■ Given instruction
Copy the lines from the start of the records below through the line containing "6.5, 7, 7.5, 8];", both included, and leave out the pictures.

(Code that draws figures)

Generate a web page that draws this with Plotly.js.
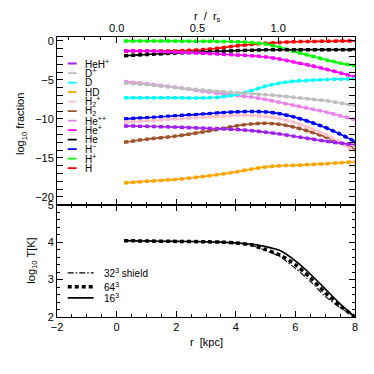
<!DOCTYPE html>
<html>
<head>
<meta charset="utf-8">
<script src="https://cdn.plot.ly/plotly-3.0.1.min.js"></script>
<style>
  html, body { margin: 0; padding: 0; background: #fff; }
  #chart { width: 374px; height: 374px; }
</style>
</head>
<body>
<div id="chart"></div>
<script>
// radius grid in kpc
const R = [0.25, 1, 2, 3, 3.5, 4, 4.5, 5, 5.5, 6, 6.5, 7, 7.5, 8];

// log10 fraction per species
const fH    = [-1.3, -1.3, -1.28, -1.1, -0.9, -0.65, -0.45, -0.3, -0.2, -0.1, -0.07, -0.05, -0.02, 0];
const fHp   = [-0.02, -0.02, -0.03, -0.05, -0.07, -0.1, -0.2, -0.4, -0.85, -1.4, -1.9, -2.4, -2.85, -3.2];
const fHm   = [-10.0, -9.85, -9.6, -9.35, -9.2, -9.1, -9.05, -9.1, -9.35, -9.8, -10.4, -11.1, -11.95, -12.9];
const fHe   = [-1.9, -1.75, -1.55, -1.4, -1.32, -1.25, -1.2, -1.15, -1.13, -1.12, -1.12, -1.12, -1.12, -1.12];
const fHep  = [-1.25, -1.3, -1.45, -1.6, -1.7, -1.8, -1.9, -2.05, -2.35, -2.75, -3.15, -3.6, -4.1, -4.6];
const fHepp = [-5.2, -5.5, -5.95, -6.5, -6.75, -7.0, -7.2, -7.5, -7.9, -8.3, -8.7, -9.1, -9.6, -10.1];
const fH2   = [-13.0, -12.6, -12.2, -11.6, -11.25, -10.9, -10.65, -10.55, -10.7, -11.1, -11.65, -12.3, -13.05, -13.9];
const fH2p  = [-10.4, -10.25, -10.0, -9.75, -9.65, -9.55, -9.55, -9.7, -10.0, -10.5, -11.2, -12.0, -13.0, -14.2];
const fHD   = [-18.2, -18.0, -17.75, -17.35, -17.1, -16.8, -16.45, -16.15, -16.0, -15.95, -15.85, -15.75, -15.62, -15.5];
const fD    = [-7.3, -7.3, -7.3, -7.3, -7.2, -6.9, -6.4, -5.8, -5.4, -5.15, -5.05, -4.95, -4.9, -4.85];
const fDp   = [-5.4, -5.6, -6.0, -6.35, -6.5, -6.65, -6.77, -6.9, -7.05, -7.25, -7.45, -7.65, -7.95, -8.3];
const fHeHp = [-10.9, -10.95, -11.05, -11.2, -11.27, -11.35, -11.5, -11.7, -11.95, -12.25, -12.55, -12.85, -13.1, -13.3];

// log10 temperature per run
const T16  = [4.04, 4.03, 4.02, 4.01, 4.0, 3.98, 3.95, 3.88, 3.77, 3.5, 3.15, 2.75, 2.35, 2.0];
const T64  = [4.04, 4.03, 4.02, 4.01, 4.0, 3.98, 3.93, 3.8, 3.65, 3.4, 3.05, 2.65, 2.3, 2.0];
const T32s = [4.04, 4.03, 4.02, 4.01, 3.99, 3.97, 3.92, 3.78, 3.6, 3.3, 2.95, 2.55, 2.25, 2.0];

// legend order, top to bottom
const speciesLabels = ['HeH<sup>+</sup>', 'D<sup>+</sup>', 'D', 'HD', 'H<sub>2</sub><sup>+</sup>', 'H<sub>2</sub>',
                       'He<sup>++</sup>', 'He<sup>+</sup>', 'He', 'H<sup>\u2212</sup>', 'H<sup>+</sup>', 'H'];
const speciesColors = ['#a020f0', '#bebebe', '#00ffff', '#ffa500', '#ffc0cb', '#a0522d',
                       '#ee82ee', '#ff00ff', '#000000', '#0000ff', '#00ff00', '#ff0000'];
const speciesData = [fHeHp, fDp, fD, fHD, fH2p, fH2, fHepp, fHep, fHe, fHm, fHp, fH];

const runLabels = ['32<sup>3</sup> shield', '64<sup>3</sup>', '16<sup>3</sup>'];

const RS = 5.42; // kpc, scale radius for top axis

const styleSolid = { width: 1.6 };
const styleDashDot = { width: 1.1, dash: '6px,2px,1.5px,2px' };
const styleDash = { width: 3.5, dash: '4px,3px' };

const traces = [];
// draw from bottom of legend upward so red/green end on top
for (let i = speciesData.length - 1; i >= 0; i--) {
  const c = speciesColors[i];
  [styleSolid, styleDashDot, styleDash].forEach(st => {
    traces.push({
      x: R, y: speciesData[i], xaxis: 'x2', yaxis: 'y',
      type: 'scatter', mode: 'lines', line: Object.assign({ color: c, shape: 'spline', smoothing: 0.6 }, st),
      showlegend: false, hoverinfo: 'skip'
    });
  });
}
[[T16, styleSolid], [T32s, styleDashDot], [T64, styleDash]].forEach(([t, st]) => {
  traces.push({
    x: R, y: t, xaxis: 'x', yaxis: 'y2',
    type: 'scatter', mode: 'lines', line: Object.assign({ color: '#000', shape: 'spline', smoothing: 0.6 }, st),
    showlegend: false, hoverinfo: 'skip'
  });
});
// dummy trace to bring up top axis
traces.push({ x: [0], y: [null], xaxis: 'x3', yaxis: 'y', showlegend: false, hoverinfo: 'skip' });

const font = { family: 'Liberation Sans, Arial, sans-serif', size: 11, color: '#000' };
const legFont = { family: 'Liberation Sans, Arial, sans-serif', size: 10, color: '#000' };
const axBase = {
  showline: true, linecolor: '#000', linewidth: 1, ticks: 'inside', ticklen: 6, tickcolor: '#000',
  showgrid: false, zeroline: false, tickfont: font
};

const shapes = [];
const annotations = [];
// species legend
speciesLabels.forEach((lab, i) => {
  const yy = -2.9 - i * 1.22;
  shapes.push({ type: 'line', xref: 'x2', yref: 'y', x0: -1.64, x1: -1.34, y0: yy, y1: yy,
                line: { color: speciesColors[i], width: 1.8 } });
  annotations.push({ xref: 'x2', yref: 'y', x: -1.14, y: yy, text: lab, showarrow: false,
                     xanchor: 'left', yanchor: 'middle', font: legFont });
});
// run legend
const runY = [3.18, 2.81, 2.51];
const runStyles = [styleDashDot, styleDash, styleSolid];
runLabels.forEach((lab, i) => {
  shapes.push({ type: 'line', xref: 'x', yref: 'y2', x0: -1.64, x1: -0.77, y0: runY[i], y1: runY[i],
                line: Object.assign({ color: '#000' }, runStyles[i]) });
  annotations.push({ xref: 'x', yref: 'y2', x: -0.5, y: runY[i], text: lab, showarrow: false,
                     xanchor: 'left', yanchor: 'middle', font: legFont });
});
// axis titles
annotations.push({ xref: 'paper', yref: 'paper', x: 0.5, y: -0.06, text: 'r  [kpc]', showarrow: false,
                   xanchor: 'center', yanchor: 'top', font: font });
annotations.push({ xref: 'paper', yref: 'paper', x: 0.505, y: 1.04, text: 'r  /  r<sub>s</sub>', showarrow: false,
                   xanchor: 'center', yanchor: 'bottom', font: font });
annotations.push({ xref: 'paper', yref: 'paper', x: -0.12, y: 0.69, text: 'log<sub>10</sub> fraction', showarrow: false,
                   textangle: -90, xanchor: 'center', yanchor: 'middle', font: font });
annotations.push({ xref: 'paper', yref: 'paper', x: -0.085, y: 0.2, text: 'log<sub>10</sub> T[K]', showarrow: false,
                   textangle: -90, xanchor: 'center', yanchor: 'middle', font: font });

const layout = {
  width: 374, height: 374,
  margin: { l: 57, r: 19, t: 37, b: 57 },
  paper_bgcolor: '#fff', plot_bgcolor: '#fff',
  font: font,
  showlegend: false,
  xaxis: Object.assign({}, axBase, {
    anchor: 'y2', range: [-2, 8], dtick: 2, mirror: 'allticks',
    minor: { ticks: 'inside', ticklen: 3, dtick: 0.5, tickcolor: '#000' }
  }),
  xaxis2: Object.assign({}, axBase, {
    anchor: 'y', matches: 'x', range: [-2, 8], dtick: 2, showticklabels: false,
    minor: { ticks: 'inside', ticklen: 3, dtick: 0.5, tickcolor: '#000' }
  }),
  xaxis3: Object.assign({}, axBase, {
    anchor: 'y', overlaying: 'x2', side: 'top', range: [-2 / RS, 8 / RS],
    tickvals: [0, 0.5, 1.0], tickformat: '.1f',
    minor: { ticks: 'inside', ticklen: 3, dtick: 0.1, tickcolor: '#000' }
  }),
  yaxis: Object.assign({}, axBase, {
    domain: [0.401, 1], range: [-21, 0.5], tickvals: [0, -5, -10, -15, -20], mirror: 'allticks',
    minor: { ticks: 'inside', ticklen: 3, dtick: 1, tickcolor: '#000' }
  }),
  yaxis2: Object.assign({}, axBase, {
    domain: [0, 0.401], range: [2, 5], tickvals: [2, 3, 4, 5], mirror: 'allticks',
    minor: { ticks: 'inside', ticklen: 3, dtick: 0.2, tickcolor: '#000' }
  }),
  shapes: shapes,
  annotations: annotations
};

Plotly.newPlot('chart', traces, layout, { staticPlot: true, displayModeBar: false });
</script>
</body>
</html>
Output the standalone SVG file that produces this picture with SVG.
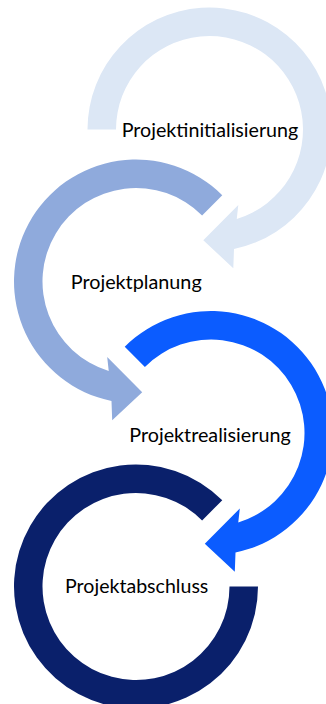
<svg xmlns="http://www.w3.org/2000/svg" width="326" height="704" viewBox="0 0 326 704">
  <style>
    .lbl { font-family: Lato, "Open Sans", "Liberation Sans", sans-serif; font-size: 18.5px; fill: #000000; text-anchor: middle; }
    .s1 { fill: #DCE7F5; }
    .s2 { fill: #8FAADC; }
    .s3 { fill: #0B5CFF; }
    .s4 { fill: #0A206B; }
  </style>
  <rect width="326" height="704" fill="#FFFFFF"/>
  <g id="step1">
    <path class="s1" d="M87.5,129.5 A122,122 0 1 1 234.01,249.01 L233.3,268.2 L203.3,240.3 L238.3,204.9 L236.76,218.94 A93.5,93.5 0 1 0 116,129.5 Z"/>
  </g>
  <g id="step2">
    <path class="s2" d="M222.27,195.23 A122,122 0 1 0 111.49,401.01 L112.2,420.2 L142.2,392.3 L107.2,356.9 L108.74,370.94 A93.5,93.5 0 1 1 202.11,215.39 Z"/>
  </g>
  <g id="step3">
    <path class="s3" d="M124.73,346.73 A122,122 0 1 1 235.51,552.51 L234.8,571.7 L204.8,543.8 L239.8,508.4 L238.26,522.44 A93.5,93.5 0 1 0 144.89,366.89 Z"/>
  </g>
  <g id="step4">
    <path class="s4" d="M222.27,500.23 A122,122 0 1 0 258,586.5 L229.5,586.5 A93.5,93.5 0 1 1 202.11,520.39 Z"/>
  </g>
  <g id="labels">
    <text class="lbl" x="210" y="137" textLength="176.6" lengthAdjust="spacingAndGlyphs">Projektinitialisierung</text>
    <text class="lbl" x="136.2" y="289.3" textLength="131" lengthAdjust="spacingAndGlyphs">Projektplanung</text>
    <text class="lbl" x="210" y="441.7" textLength="161.4" lengthAdjust="spacingAndGlyphs">Projektrealisierung</text>
    <text class="lbl" x="136.7" y="592.7" textLength="143.3" lengthAdjust="spacingAndGlyphs">Projektabschluss</text>
  </g>
  <g id="connectors"></g>
</svg>
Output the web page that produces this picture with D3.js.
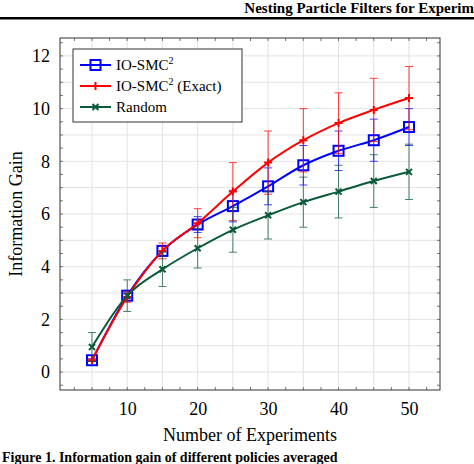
<!DOCTYPE html><html><head><meta charset="utf-8">
<script src="https://cdn.jsdelivr.net/npm/d3@7"></script>
<style>body{margin:0;background:#fff}svg,svg text{font-family:"Liberation Serif",serif}</style></head><body>
<svg id="c" width="474" height="464"></svg>
<script>
const xs=[5,10,15,20,25,30,35,40,45,50];
const blue=[0.45,2.9,4.6,5.6,6.3,7.05,7.85,8.4,8.8,9.3];
const blueErr=[0.05,0.1,0.2,0.3,0.6,0.7,0.75,0.75,0.8,0.7];
const red=[0.45,2.85,4.6,5.65,6.85,7.95,8.8,9.45,9.95,10.4];
const redErr=[0.05,0.2,0.3,0.55,1.1,1.2,1.2,1.15,1.2,1.2];
const green=[0.95,2.9,3.9,4.7,5.4,5.95,6.45,6.85,7.25,7.6];
const greenErr=[0.55,0.6,0.65,0.75,0.85,0.9,0.95,1.0,1.0,1.05];
const xTicks=[10,20,30,40,50], yTicks=[0,2,4,6,8,10,12];
const names=["IO-SMC²","IO-SMC² (Exact)","Random"];
const svg=d3.select("#c");
const L=60,R=440,T=38,B=390;
const x=d3.scaleLinear().domain([0.46,54.4]).range([L,R]);
const y=d3.scaleLinear().domain([-0.68,12.68]).range([B,T]);
svg.append("text").attr("x",474).attr("y",13).attr("text-anchor","end").attr("font-weight","bold").attr("font-size",15).text("Nesting Particle Filters for Experim");
svg.append("rect").attr("x",0).attr("y",17).attr("width",474).attr("height",2.5).attr("fill","#000");
const g=svg.append("g");
d3.range(5,55,5).forEach(v=>g.append("line").attr("x1",x(v)).attr("x2",x(v)).attr("y1",T).attr("y2",B).attr("stroke","#e3e3e3"));
d3.range(0,13,1).forEach(v=>g.append("line").attr("y1",y(v)).attr("y2",y(v)).attr("x1",L).attr("x2",R).attr("stroke","#e3e3e3"));
d3.range(2.5,54,2.5).forEach(v=>{[[B,-3],[T,3]].forEach(([b,d])=>g.append("line").attr("x1",x(v)).attr("x2",x(v)).attr("y1",b).attr("y2",b+d).attr("stroke","#777"))});
d3.range(-0.5,12.6,0.5).forEach(v=>{[[L,3],[R,-3]].forEach(([b,d])=>g.append("line").attr("y1",y(v)).attr("y2",y(v)).attr("x1",b).attr("x2",b+d).attr("stroke","#777"))});
svg.append("rect").attr("x",L).attr("y",T).attr("width",R-L).attr("height",B-T).attr("fill","none").attr("stroke","#333").attr("stroke-width",1);
const xa=svg.append("g").attr("transform",`translate(0,${B})`).call(d3.axisBottom(x).tickValues(xTicks).tickSize(0).tickPadding(12));
const ya=svg.append("g").attr("transform",`translate(${L},0)`).call(d3.axisLeft(y).tickValues(yTicks).tickSize(0).tickPadding(10));
[xa,ya].forEach(a=>{a.attr("font-family",null);a.select(".domain").remove();a.selectAll("text").attr("font-size",18).style("font-family","Liberation Serif, serif")});
svg.append("text").attr("x",(L+R)/2).attr("y",441).attr("text-anchor","middle").attr("font-size",18).text("Number of Experiments");
svg.append("text").attr("transform",`translate(22,${(T+B)/2}) rotate(-90)`).attr("text-anchor","middle").attr("font-size",18).text("Information Gain");
svg.append("text").attr("x",2).attr("y",462).attr("font-size",14).attr("font-weight","bold").text("Figure 1. Information gain of different policies averaged");
const series=[{v:blue,e:blueErr,c:"#0000ff",m:"sq"},{v:red,e:redErr,c:"#ff0000",m:"plus"},{v:green,e:greenErr,c:"#0a5a3a",m:"x"}];
function marker(sel,m,c,cx,cy){
 if(m=="sq")sel.append("rect").attr("x",cx-5).attr("y",cy-5).attr("width",10).attr("height",10).attr("fill","none").attr("stroke",c).attr("stroke-width",2);
 else if(m=="plus"){sel.append("path").attr("d",`M${cx-4},${cy}H${cx+4}M${cx},${cy-4}V${cy+4}`).attr("stroke",c).attr("stroke-width",2);}
 else sel.append("path").attr("d",`M${cx-3},${cy-3}L${cx+3},${cy+3}M${cx-3},${cy+3}L${cx+3},${cy-3}`).attr("stroke",c).attr("stroke-width",2);
}
series.forEach(s=>{
 const sg=svg.append("g");
 xs.forEach((xv,i)=>{const px=x(xv),a=y(s.v[i]+s.e[i]),b=y(s.v[i]-s.e[i]);
  sg.append("path").attr("d",`M${px},${a}V${b}M${px-4},${a}H${px+4}M${px-4},${b}H${px+4}`).attr("stroke",s.c).attr("stroke-width",1).attr("opacity",0.75);});
 sg.append("path").attr("d",d3.line().x((d,i)=>x(xs[i])).y(d=>y(d)).curve(d3.curveMonotoneX)(s.v)).attr("fill","none").attr("stroke",s.c).attr("stroke-width",2);
 xs.forEach((xv,i)=>marker(sg,s.m,s.c,x(xv),y(s.v[i])));
});
const lg=svg.append("g");
lg.append("rect").attr("x",73).attr("y",49).attr("width",169).attr("height",73).attr("fill","#fff").attr("stroke","#333");
series.forEach((s,i)=>{const yy=65+i*21;
 lg.append("line").attr("x1",80).attr("x2",111).attr("y1",yy).attr("y2",yy).attr("stroke",s.c).attr("stroke-width",2);
 marker(lg,s.m,s.c,95.5,yy);
 const t=lg.append("text").attr("x",116).attr("y",yy+5).attr("font-size",15);
 if(i<2){t.append("tspan").text("IO-SMC");t.append("tspan").attr("dy",-6).attr("font-size",10).text("2");if(i==1)t.append("tspan").attr("dy",6).text(" (Exact)");}
 else t.text(names[i]);
});
</script></body></html>
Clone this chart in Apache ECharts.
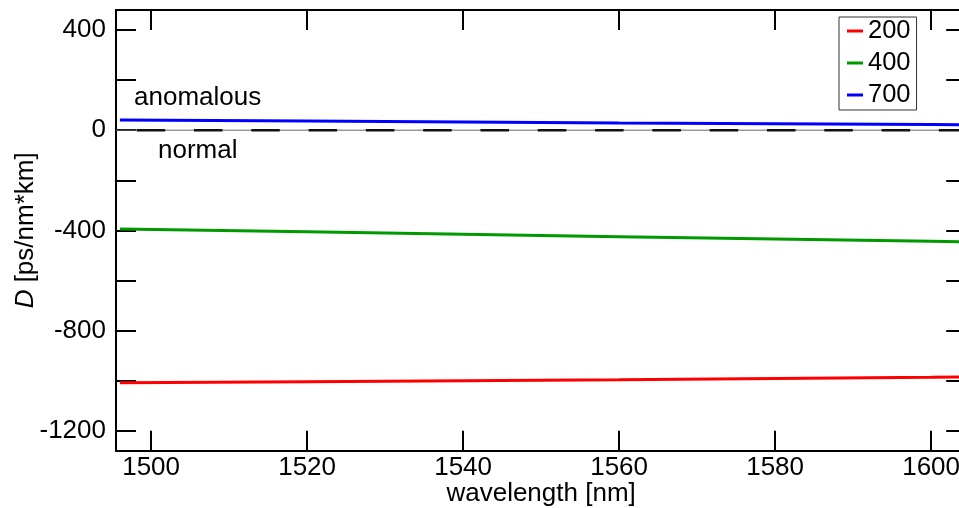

■ Expected answer
Generate a web page that draws this with Plotly.js.
<!DOCTYPE html>
<html>
<head>
<meta charset="utf-8">
<script src="https://cdn.plot.ly/plotly-3.0.1.min.js"></script>
<style>
  html, body { margin: 0; padding: 0; background: #fff; }
  #chart { width: 374px; height: 374px; }
</style>
</head>
<body>
<div id="chart"></div>
<script>
// radius grid in kpc
const R = [0.25, 1, 2, 3, 3.5, 4, 4.5, 5, 5.5, 6, 6.5, 7, 7.5, 8];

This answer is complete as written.